# John deere 430 HELP



## smoothracing (Nov 17, 2011)

I am looking at a john deere 430 tractor a guy has,it has 3050 hours on it.My question is,is that too many hrs and how many hrs can you get out of them.He wants $3000 for it,he got it from a school and now he needs $$ so he is letting it go and it looks new and has been garaged kept


----------



## Hoodoo Valley (Nov 14, 2006)

Not familiar with that model, but I believe it's a diesel? I'm gonna say that is a great deal, if it is indeed a diesel. Just gas? Still a good deal. Post pictures when you get the chance you lucky dawg!


----------



## mbotticelli (Nov 15, 2011)

Tractor Pull!


----------



## smoothracing (Nov 17, 2011)

It is a diesel but all the ones i see for sale have anywhere from 1000 to 2000 hrs on them


----------



## Hoodoo Valley (Nov 14, 2006)

3000 hours isn't that bad providing it was maintained.


----------



## smoothracing (Nov 17, 2011)

I will find out saturday,and i am also looking at a Gravely 20g too with only 400 hrs on it for $3000


----------



## Hoodoo Valley (Nov 14, 2006)

Decisions decisions decisions.
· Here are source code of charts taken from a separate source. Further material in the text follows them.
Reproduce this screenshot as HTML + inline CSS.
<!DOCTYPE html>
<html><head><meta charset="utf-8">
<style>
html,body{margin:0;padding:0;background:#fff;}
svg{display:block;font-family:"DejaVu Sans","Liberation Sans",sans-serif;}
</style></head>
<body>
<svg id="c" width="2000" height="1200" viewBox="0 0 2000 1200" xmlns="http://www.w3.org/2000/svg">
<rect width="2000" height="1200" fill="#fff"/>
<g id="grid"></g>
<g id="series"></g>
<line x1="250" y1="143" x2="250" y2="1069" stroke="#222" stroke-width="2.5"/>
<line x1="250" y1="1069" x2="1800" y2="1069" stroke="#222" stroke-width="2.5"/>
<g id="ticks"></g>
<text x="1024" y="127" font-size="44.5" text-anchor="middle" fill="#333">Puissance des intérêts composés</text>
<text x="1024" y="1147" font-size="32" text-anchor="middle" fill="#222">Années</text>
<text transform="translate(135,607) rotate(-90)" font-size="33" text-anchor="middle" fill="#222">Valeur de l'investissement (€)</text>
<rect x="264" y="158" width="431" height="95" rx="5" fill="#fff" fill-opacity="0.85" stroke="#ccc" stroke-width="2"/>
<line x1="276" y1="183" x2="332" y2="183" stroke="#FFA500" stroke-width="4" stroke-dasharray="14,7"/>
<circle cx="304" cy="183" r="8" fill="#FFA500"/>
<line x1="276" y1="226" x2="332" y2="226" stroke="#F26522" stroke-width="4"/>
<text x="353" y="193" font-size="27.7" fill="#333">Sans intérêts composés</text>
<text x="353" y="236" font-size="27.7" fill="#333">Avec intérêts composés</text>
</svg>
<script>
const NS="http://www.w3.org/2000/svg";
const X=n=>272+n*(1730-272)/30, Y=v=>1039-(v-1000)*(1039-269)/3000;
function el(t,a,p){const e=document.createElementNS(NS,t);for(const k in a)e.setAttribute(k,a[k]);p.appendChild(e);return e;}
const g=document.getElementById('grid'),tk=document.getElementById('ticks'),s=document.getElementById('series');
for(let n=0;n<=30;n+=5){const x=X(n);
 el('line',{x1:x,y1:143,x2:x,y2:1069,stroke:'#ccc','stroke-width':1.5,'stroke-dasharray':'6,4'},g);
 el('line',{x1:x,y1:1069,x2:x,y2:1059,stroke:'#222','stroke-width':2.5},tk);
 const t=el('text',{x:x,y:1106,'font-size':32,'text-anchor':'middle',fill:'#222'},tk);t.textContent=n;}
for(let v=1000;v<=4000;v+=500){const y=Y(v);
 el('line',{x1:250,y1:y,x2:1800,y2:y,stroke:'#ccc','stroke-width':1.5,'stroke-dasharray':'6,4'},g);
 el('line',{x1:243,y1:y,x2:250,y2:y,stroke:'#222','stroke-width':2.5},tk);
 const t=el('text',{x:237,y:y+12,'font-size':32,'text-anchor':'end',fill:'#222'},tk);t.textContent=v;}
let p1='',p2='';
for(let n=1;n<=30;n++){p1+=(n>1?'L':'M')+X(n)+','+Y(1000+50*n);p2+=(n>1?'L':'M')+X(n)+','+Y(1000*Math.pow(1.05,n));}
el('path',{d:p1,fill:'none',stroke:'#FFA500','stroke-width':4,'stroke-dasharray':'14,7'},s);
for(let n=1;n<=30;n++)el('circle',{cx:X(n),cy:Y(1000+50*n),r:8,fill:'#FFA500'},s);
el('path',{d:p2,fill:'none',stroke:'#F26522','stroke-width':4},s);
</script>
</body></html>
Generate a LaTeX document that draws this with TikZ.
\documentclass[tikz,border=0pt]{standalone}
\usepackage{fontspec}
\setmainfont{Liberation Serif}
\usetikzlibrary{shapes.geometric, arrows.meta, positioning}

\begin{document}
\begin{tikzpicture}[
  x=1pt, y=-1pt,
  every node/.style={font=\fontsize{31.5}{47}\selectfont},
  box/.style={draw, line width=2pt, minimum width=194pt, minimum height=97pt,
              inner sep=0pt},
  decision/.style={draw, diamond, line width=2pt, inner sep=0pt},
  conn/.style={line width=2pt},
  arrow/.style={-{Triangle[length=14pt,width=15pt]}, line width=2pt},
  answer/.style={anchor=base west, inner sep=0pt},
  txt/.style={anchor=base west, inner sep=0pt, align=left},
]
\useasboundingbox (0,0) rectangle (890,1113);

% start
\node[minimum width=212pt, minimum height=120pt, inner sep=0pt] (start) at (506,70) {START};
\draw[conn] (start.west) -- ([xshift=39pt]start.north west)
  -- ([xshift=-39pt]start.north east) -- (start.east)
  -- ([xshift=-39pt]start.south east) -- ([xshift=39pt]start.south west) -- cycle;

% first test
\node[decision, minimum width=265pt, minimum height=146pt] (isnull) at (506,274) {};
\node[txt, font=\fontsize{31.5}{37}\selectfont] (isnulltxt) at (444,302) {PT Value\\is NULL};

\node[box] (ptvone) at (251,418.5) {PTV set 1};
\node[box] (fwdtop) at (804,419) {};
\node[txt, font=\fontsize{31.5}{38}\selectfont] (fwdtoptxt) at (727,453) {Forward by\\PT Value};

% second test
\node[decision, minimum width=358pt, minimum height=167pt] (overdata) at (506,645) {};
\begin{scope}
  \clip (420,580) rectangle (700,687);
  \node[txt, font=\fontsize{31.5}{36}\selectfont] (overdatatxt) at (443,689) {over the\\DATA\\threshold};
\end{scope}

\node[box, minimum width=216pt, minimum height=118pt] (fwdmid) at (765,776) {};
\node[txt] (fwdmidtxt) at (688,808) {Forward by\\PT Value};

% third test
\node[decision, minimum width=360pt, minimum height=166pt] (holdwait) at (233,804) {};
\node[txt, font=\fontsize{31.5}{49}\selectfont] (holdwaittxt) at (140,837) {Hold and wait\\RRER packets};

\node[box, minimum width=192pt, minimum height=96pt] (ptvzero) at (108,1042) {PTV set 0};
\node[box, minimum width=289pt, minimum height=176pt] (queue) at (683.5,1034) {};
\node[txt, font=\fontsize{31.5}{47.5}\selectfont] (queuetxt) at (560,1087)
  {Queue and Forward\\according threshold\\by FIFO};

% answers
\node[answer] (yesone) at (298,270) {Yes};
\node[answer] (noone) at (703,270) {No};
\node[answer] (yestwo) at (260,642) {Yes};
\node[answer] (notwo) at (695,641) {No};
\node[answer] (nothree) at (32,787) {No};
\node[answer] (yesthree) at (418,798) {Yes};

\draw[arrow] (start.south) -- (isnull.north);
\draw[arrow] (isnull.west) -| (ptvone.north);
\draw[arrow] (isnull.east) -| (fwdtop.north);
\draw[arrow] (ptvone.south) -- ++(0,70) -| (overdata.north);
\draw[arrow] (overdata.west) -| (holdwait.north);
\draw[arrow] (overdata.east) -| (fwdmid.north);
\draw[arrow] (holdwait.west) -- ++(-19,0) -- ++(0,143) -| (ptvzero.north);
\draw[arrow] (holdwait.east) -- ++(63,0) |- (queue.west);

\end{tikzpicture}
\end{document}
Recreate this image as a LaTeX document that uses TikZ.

Gosh I wish I were in your shoes!


----------



## smoothracing (Nov 17, 2011)

The john deere was rough,the mower deck need work,but the Gravely 20g was mint,it looked like new so i got the gravely for $2600.I told the guy with the 430 I am still intersted in it if he come down on the $$$$ so we will see,chrismas is around the corner and the guy needs cash


----------



## mbotticelli (Nov 15, 2011)

Dude I have an old Deere with 7,200 hrs on it and ooooooh does it run so sweet! And maintenance... what's that? I barely put fuel in the thing, you guys know what I'm talking about. The only thing I've changed on the old girl was her sneakers... those things really set me back! Tractor Pull!

Gotta Boogie


----------